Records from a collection
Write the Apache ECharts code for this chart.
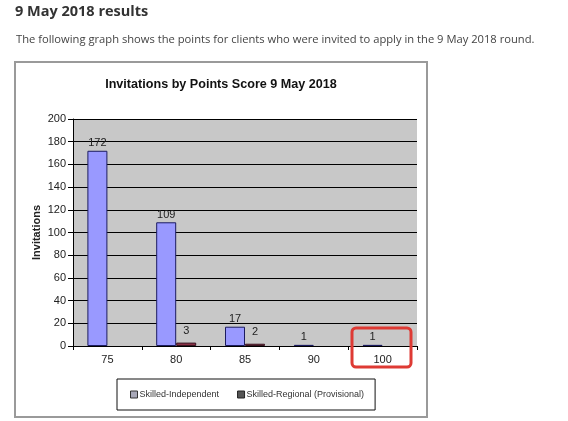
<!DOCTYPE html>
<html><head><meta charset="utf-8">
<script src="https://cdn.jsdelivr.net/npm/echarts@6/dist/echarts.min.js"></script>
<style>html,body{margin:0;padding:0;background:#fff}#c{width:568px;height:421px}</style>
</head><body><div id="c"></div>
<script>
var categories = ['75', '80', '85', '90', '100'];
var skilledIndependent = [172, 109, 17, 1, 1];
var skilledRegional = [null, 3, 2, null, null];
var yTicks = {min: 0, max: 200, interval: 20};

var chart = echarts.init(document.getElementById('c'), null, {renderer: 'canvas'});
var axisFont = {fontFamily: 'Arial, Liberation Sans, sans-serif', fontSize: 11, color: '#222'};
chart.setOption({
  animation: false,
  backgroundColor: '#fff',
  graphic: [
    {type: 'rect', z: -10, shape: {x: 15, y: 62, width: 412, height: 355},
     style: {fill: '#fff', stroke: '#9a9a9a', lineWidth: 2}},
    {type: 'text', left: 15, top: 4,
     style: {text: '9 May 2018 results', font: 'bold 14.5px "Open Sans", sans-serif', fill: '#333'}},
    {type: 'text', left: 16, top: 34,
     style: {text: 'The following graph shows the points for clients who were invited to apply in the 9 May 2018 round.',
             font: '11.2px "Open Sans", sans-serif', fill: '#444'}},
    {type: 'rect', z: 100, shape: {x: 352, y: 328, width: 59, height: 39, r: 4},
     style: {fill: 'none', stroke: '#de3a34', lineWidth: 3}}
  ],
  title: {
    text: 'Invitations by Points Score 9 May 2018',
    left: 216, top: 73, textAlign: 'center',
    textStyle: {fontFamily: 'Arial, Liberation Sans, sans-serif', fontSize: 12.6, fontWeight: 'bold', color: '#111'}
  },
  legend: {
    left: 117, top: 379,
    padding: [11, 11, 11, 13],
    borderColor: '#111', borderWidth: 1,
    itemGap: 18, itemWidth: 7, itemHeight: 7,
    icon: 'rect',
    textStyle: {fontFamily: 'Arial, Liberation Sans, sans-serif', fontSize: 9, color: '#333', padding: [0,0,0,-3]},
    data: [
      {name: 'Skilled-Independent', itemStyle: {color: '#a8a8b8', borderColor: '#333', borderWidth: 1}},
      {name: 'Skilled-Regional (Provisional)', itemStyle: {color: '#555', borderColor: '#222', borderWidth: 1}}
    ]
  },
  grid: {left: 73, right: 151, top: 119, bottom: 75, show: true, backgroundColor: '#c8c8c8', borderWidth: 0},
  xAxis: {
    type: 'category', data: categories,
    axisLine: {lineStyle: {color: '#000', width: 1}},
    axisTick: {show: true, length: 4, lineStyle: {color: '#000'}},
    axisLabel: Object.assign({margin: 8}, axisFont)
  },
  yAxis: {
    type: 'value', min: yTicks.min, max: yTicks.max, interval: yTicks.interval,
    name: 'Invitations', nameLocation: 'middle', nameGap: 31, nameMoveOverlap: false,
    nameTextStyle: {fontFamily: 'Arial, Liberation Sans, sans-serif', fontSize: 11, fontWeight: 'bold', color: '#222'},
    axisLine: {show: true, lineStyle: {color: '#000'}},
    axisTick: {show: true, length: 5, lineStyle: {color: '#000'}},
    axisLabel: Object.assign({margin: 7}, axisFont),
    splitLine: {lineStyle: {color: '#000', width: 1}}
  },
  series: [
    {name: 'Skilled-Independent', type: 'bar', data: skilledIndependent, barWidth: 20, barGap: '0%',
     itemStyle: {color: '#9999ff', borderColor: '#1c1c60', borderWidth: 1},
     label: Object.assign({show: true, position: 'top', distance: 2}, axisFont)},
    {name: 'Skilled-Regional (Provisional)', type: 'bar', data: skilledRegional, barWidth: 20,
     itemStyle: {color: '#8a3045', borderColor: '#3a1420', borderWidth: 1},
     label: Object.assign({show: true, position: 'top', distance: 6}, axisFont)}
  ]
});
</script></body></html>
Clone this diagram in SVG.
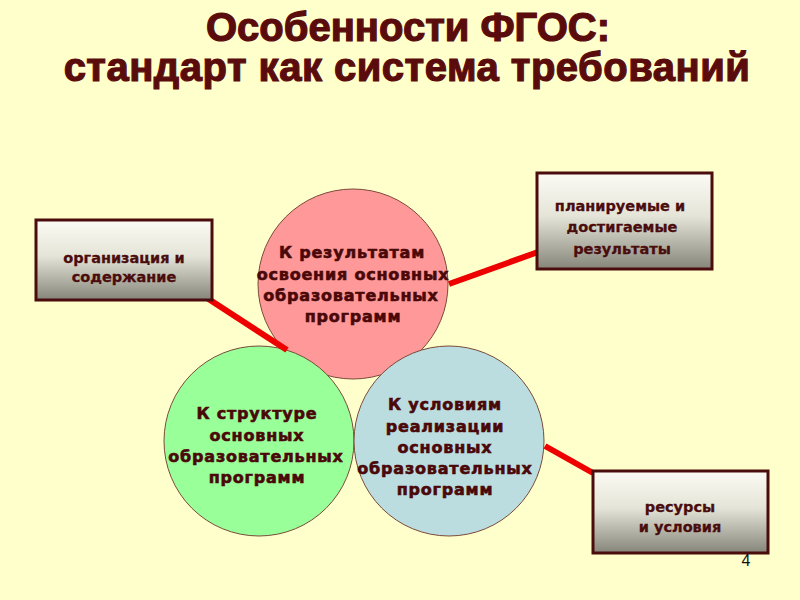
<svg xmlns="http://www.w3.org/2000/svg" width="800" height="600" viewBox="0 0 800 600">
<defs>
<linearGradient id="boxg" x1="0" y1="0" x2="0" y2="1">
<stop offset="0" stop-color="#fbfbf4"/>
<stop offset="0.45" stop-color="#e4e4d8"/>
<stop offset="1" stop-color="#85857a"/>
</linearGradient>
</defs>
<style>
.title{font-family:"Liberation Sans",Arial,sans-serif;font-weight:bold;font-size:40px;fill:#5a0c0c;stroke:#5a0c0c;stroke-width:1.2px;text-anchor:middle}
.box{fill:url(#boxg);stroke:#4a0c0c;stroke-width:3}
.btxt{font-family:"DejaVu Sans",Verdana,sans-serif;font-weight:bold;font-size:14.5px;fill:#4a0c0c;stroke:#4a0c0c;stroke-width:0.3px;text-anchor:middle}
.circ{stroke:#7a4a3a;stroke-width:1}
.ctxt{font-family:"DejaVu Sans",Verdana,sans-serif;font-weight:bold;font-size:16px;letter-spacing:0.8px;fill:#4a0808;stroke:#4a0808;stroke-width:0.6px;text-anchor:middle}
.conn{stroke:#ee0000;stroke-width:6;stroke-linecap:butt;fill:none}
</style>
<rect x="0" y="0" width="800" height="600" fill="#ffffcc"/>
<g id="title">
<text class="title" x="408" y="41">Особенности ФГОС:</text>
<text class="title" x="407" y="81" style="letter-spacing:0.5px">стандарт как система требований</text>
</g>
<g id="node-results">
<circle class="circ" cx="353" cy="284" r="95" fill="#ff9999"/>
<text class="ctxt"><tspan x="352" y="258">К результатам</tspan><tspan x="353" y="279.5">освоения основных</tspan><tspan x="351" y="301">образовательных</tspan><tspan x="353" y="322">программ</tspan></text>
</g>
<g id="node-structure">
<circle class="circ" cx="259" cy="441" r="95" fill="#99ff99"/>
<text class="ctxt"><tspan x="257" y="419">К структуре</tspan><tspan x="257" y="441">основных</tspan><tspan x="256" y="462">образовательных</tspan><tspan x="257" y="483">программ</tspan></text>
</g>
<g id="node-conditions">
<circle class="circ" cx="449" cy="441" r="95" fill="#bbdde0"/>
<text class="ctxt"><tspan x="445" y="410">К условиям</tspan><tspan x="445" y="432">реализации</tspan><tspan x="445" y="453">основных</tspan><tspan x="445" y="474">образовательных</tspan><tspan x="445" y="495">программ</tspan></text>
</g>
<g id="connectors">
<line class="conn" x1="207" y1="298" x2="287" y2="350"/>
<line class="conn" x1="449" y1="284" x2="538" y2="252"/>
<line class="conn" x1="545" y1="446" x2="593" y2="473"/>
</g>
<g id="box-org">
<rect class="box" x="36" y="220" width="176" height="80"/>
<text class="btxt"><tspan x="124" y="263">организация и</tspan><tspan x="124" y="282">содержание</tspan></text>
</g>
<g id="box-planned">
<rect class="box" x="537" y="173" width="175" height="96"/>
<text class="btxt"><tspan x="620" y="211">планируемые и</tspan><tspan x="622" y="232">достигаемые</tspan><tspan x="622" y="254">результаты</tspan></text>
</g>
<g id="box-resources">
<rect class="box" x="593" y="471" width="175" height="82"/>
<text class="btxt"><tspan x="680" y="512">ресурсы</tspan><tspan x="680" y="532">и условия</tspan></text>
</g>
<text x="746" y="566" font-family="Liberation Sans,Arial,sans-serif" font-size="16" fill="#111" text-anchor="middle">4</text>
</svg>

Written instruction
Using the listing above, list every line in which the string "this" occurs.

Complete response
Write the Apache ECharts code for this chart.
Clone this diagram in SVG.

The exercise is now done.